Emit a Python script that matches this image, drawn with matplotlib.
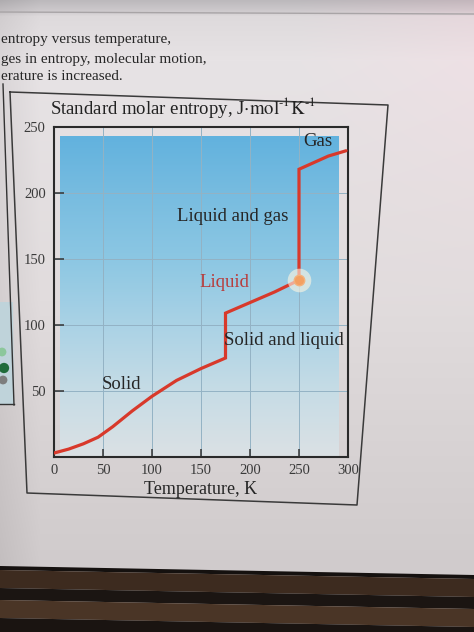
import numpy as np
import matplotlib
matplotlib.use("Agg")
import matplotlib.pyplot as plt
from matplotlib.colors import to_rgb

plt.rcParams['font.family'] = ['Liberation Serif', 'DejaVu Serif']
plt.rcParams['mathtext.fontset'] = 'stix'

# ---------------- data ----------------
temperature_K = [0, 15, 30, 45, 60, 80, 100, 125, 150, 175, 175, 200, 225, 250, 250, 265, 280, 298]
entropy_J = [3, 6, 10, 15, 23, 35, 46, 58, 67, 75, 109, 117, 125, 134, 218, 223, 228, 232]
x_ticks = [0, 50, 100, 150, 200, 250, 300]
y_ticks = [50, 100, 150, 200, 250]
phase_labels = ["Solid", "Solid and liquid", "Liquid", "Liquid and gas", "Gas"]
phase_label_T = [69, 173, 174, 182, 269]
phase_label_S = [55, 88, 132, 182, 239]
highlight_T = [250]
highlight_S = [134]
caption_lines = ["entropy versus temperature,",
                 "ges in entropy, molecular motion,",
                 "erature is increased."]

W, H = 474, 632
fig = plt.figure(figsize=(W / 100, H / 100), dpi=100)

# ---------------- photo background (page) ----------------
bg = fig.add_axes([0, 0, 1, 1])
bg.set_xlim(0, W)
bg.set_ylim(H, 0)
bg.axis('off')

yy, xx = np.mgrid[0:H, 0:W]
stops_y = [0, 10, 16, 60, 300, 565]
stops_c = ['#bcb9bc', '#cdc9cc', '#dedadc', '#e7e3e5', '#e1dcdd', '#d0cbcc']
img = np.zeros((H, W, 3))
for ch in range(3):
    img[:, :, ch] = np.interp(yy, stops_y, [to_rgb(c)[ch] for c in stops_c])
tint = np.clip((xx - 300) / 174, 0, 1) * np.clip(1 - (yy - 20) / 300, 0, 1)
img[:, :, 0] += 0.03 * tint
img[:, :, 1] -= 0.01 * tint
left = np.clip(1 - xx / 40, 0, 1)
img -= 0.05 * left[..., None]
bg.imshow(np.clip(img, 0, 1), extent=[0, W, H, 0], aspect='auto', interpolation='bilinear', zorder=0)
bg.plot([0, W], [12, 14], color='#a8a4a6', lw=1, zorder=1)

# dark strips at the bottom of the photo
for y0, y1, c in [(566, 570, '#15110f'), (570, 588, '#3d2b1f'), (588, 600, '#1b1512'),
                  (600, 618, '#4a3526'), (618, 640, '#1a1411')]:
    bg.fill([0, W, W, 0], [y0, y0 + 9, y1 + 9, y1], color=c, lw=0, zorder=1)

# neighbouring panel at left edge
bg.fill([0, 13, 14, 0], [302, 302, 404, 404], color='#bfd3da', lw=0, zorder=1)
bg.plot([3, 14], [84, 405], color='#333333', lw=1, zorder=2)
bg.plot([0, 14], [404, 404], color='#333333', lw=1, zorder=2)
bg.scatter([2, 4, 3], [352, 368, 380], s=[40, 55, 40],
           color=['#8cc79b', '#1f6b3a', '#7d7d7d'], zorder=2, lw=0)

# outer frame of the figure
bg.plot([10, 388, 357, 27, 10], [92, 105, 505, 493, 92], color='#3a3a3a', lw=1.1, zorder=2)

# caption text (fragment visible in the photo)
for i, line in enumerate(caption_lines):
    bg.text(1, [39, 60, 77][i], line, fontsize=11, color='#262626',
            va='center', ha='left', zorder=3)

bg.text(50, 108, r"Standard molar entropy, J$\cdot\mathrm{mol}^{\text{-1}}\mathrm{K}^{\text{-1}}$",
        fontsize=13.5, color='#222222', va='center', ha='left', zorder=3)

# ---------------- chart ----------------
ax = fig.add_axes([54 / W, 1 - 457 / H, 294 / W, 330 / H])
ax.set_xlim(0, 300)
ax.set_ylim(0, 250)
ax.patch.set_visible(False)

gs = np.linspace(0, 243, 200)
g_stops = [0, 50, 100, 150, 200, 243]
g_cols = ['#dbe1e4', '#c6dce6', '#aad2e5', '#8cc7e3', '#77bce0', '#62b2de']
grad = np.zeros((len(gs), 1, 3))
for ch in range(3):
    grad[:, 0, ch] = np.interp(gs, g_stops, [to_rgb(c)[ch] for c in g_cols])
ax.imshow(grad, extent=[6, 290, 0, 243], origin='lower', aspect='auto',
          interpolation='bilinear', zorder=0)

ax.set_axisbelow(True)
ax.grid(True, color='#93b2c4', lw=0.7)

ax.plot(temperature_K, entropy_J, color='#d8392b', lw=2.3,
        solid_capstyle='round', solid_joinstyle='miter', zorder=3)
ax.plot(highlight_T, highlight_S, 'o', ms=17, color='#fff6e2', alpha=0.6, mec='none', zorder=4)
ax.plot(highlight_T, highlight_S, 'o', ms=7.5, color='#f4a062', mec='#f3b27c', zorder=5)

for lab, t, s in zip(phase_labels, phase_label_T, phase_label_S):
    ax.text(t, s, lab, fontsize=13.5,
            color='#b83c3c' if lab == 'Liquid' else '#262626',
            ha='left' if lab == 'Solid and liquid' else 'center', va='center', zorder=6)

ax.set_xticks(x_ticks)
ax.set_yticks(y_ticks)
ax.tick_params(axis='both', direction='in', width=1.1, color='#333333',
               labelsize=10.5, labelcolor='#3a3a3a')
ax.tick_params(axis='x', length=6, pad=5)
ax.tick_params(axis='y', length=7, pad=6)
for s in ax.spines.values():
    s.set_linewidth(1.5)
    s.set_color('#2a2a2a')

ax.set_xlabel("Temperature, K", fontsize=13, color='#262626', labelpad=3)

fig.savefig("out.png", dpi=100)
************
*Task brief*: Without the pictures, please reproduce each line of the listing above exactly, from the first one through the line bearing "bg.axis('off')".

*Reply*:
Emit a Python script that matches this image, drawn with matplotlib.
import numpy as np
import matplotlib
matplotlib.use("Agg")
import matplotlib.pyplot as plt
from matplotlib.colors import to_rgb

plt.rcParams['font.family'] = ['Liberation Serif', 'DejaVu Serif']
plt.rcParams['mathtext.fontset'] = 'stix'

# ---------------- data ----------------
temperature_K = [0, 15, 30, 45, 60, 80, 100, 125, 150, 175, 175, 200, 225, 250, 250, 265, 280, 298]
entropy_J = [3, 6, 10, 15, 23, 35, 46, 58, 67, 75, 109, 117, 125, 134, 218, 223, 228, 232]
x_ticks = [0, 50, 100, 150, 200, 250, 300]
y_ticks = [50, 100, 150, 200, 250]
phase_labels = ["Solid", "Solid and liquid", "Liquid", "Liquid and gas", "Gas"]
phase_label_T = [69, 173, 174, 182, 269]
phase_label_S = [55, 88, 132, 182, 239]
highlight_T = [250]
highlight_S = [134]
caption_lines = ["entropy versus temperature,",
                 "ges in entropy, molecular motion,",
                 "erature is increased."]

W, H = 474, 632
fig = plt.figure(figsize=(W / 100, H / 100), dpi=100)

# ---------------- photo background (page) ----------------
bg = fig.add_axes([0, 0, 1, 1])
bg.set_xlim(0, W)
bg.set_ylim(H, 0)
bg.axis('off')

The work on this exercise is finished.